The goal is to show that the three given points, A(1,1,1), B(1,2,3), and C(2,-1,1), form an isosceles triangle. An isosceles triangle is a triangle that has at least two sides of equal length. To prove this, we need to calculate the length of each side of the triangle.

**step2** Strategy for Determining Side Lengths

To determine if the triangle is isosceles, we need to calculate the length of each of its three sides: side AB, side BC, and side CA. If any two of these lengths are found to be equal, then the triangle is an isosceles triangle. To find the length between two points in three-dimensional space, we follow these steps:
1. Find the difference between the x-coordinates of the two points.
2. Find the difference between the y-coordinates of the two points.
3. Find the difference between the z-coordinates of the two points.
4. Multiply each of these differences by itself (this is called squaring the difference).
5. Add these three results together.
6. Find the number that, when multiplied by itself, gives this sum (this is called taking the square root of the sum). This final number is the length of the side.
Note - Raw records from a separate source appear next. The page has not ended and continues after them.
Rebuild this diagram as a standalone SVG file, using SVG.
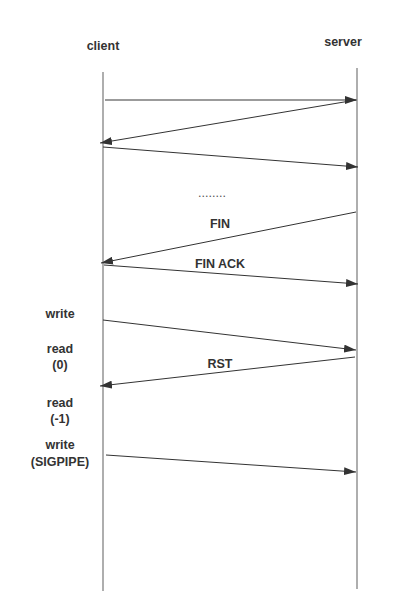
<svg xmlns="http://www.w3.org/2000/svg" width="409" height="616" viewBox="0 0 409 616">
<defs>
<style>
.life{stroke:#9a9a9a;stroke-width:1.6;fill:none}
.msg{stroke:#333;stroke-width:1;fill:none}
.msg1{stroke:#7a7a7a;stroke-width:1.6;fill:none}
text{font-family:"Liberation Sans",Arial,sans-serif;font-weight:bold;font-size:12.5px;fill:#333;text-anchor:middle}
.dots{font-weight:normal;fill:#555}
</style>
<marker id="ah" viewBox="0 0 12 8" refX="12" refY="4" markerWidth="12" markerHeight="8" markerUnits="userSpaceOnUse" orient="auto">
<path d="M0,0 L12,4 L0,8 Z" fill="#333"/>
</marker>
</defs>
<rect width="409" height="616" fill="#fff"/>
<g id="client">
<line class="life" x1="103" y1="72" x2="103" y2="591"/>
<text x="103" y="50">client</text>
</g>
<g id="server">
<line class="life" x1="357" y1="68" x2="357" y2="589"/>
<text x="343" y="46">server</text>
</g>
<g id="labels">
<text class="dots" x="212" y="197">........</text>
<text x="220" y="228">FIN</text>
<text x="220" y="268">FIN ACK</text>
<text x="220" y="368">RST</text>
<text x="60" y="318">write</text>
<text x="60" y="353">read</text>
<text x="60" y="369">(0)</text>
<text x="60" y="407">read</text>
<text x="60" y="423">(-1)</text>
<text x="60" y="449">write</text>
<text x="60" y="466">(SIGPIPE)</text>
</g>
<g id="connectors">
<line class="msg1" x1="105" y1="100" x2="357" y2="100" marker-end="url(#ah)"/>
<line class="msg" x1="356" y1="100" x2="100" y2="143" marker-end="url(#ah)"/>
<line class="msg" x1="103" y1="147" x2="358" y2="167" marker-end="url(#ah)"/>
<line class="msg" x1="356" y1="212" x2="101" y2="263" marker-end="url(#ah)"/>
<line class="msg" x1="104" y1="265" x2="358" y2="284" marker-end="url(#ah)"/>
<line class="msg" x1="103" y1="320" x2="356" y2="350" marker-end="url(#ah)"/>
<line class="msg" x1="355" y1="357" x2="100" y2="386" marker-end="url(#ah)"/>
<line class="msg" x1="106" y1="455" x2="356" y2="472" marker-end="url(#ah)"/>
</g>
</svg>
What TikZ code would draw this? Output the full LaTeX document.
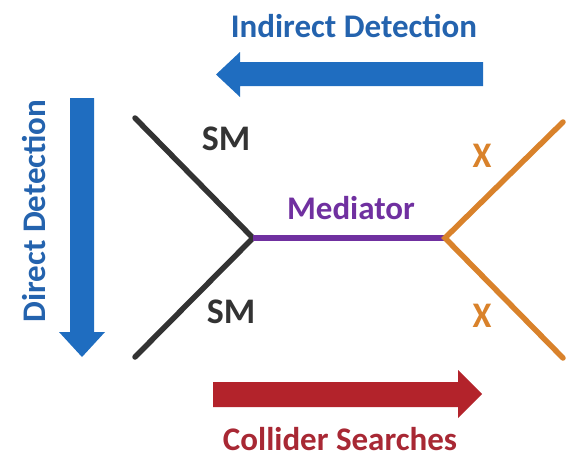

**step3** Calculating the Length of Side AB

Let's find the length of side AB.
Point A has coordinates (1,1,1).
Point B has coordinates (1,2,3).
First, find the differences in coordinates:
Difference in x-coordinates: 1 (from point B) - 1 (from point A) = 0.
Difference in y-coordinates: 2 (from point B) - 1 (from point A) = 1.
Difference in z-coordinates: 3 (from point B) - 1 (from point A) = 2.
Next, multiply each difference by itself (square each difference):
0 multiplied by 0 (0 * 0) = 0.
1 multiplied by 1 (1 * 1) = 1.
2 multiplied by 2 (2 * 2) = 4.
Then, add these squared differences together:
0 + 1 + 4 = 5.
Finally, the length of AB is the number that, when multiplied by itself, gives 5. We write this as the square root of 5:
Length of AB = $$\sqrt{5}$$.

**step4** Calculating the Length of Side BC

Now, let's find the length of side BC.
Point B has coordinates (1,2,3).
Point C has coordinates (2,-1,1).
First, find the differences in coordinates:
Difference in x-coordinates: 2 (from point C) - 1 (from point B) = 1.
Difference in y-coordinates: -1 (from point C) - 2 (from point B) = -3.
Difference in z-coordinates: 1 (from point C) - 3 (from point B) = -2.
Next, multiply each difference by itself (square each difference):
1 multiplied by 1 (1 * 1) = 1.
-3 multiplied by -3 (-3 * -3) = 9.
-2 multiplied by -2 (-2 * -2) = 4.
Then, add these squared differences together:
1 + 9 + 4 = 14.
Finally, the length of BC is the number that, when multiplied by itself, gives 14. We write this as the square root of 14:
Length of BC = $$\sqrt{14}$$.

**step5** Calculating the Length of Side CA

Next, let's find the length of side CA.
Point C has coordinates (2,-1,1).
Point A has coordinates (1,1,1).
First, find the differences in coordinates:
Difference in x-coordinates: 1 (from point A) - 2 (from point C) = -1.
Difference in y-coordinates: 1 (from point A) - (-1) (from point C) = 1 + 1 = 2.
Difference in z-coordinates: 1 (from point A) - 1 (from point C) = 0.
Next, multiply each difference by itself (square each difference):
-1 multiplied by -1 (-1 * -1) = 1.
2 multiplied by 2 (2 * 2) = 4.
0 multiplied by 0 (0 * 0) = 0.
Then, add these squared differences together:
1 + 4 + 0 = 5.
Finally, the length of CA is the number that, when multiplied by itself, gives 5. We write this as the square root of 5:
Length of CA = $$\sqrt{5}$$.

**step6** Comparing the Side Lengths

We have calculated the lengths of the three sides:
Length of AB = $$\sqrt{5}$$
Length of BC = $$\sqrt{14}$$
Length of CA = $$\sqrt{5}$$
By comparing these lengths, we can see that the length of side AB is equal to the length of side CA. Both sides have a length of $$\sqrt{5}$$.

**step7** Conclusion

Since two sides of the triangle (side AB and side CA) have equal lengths, the triangle formed by points A, B, and C is an isosceles triangle. This fulfills the requirement of the problem.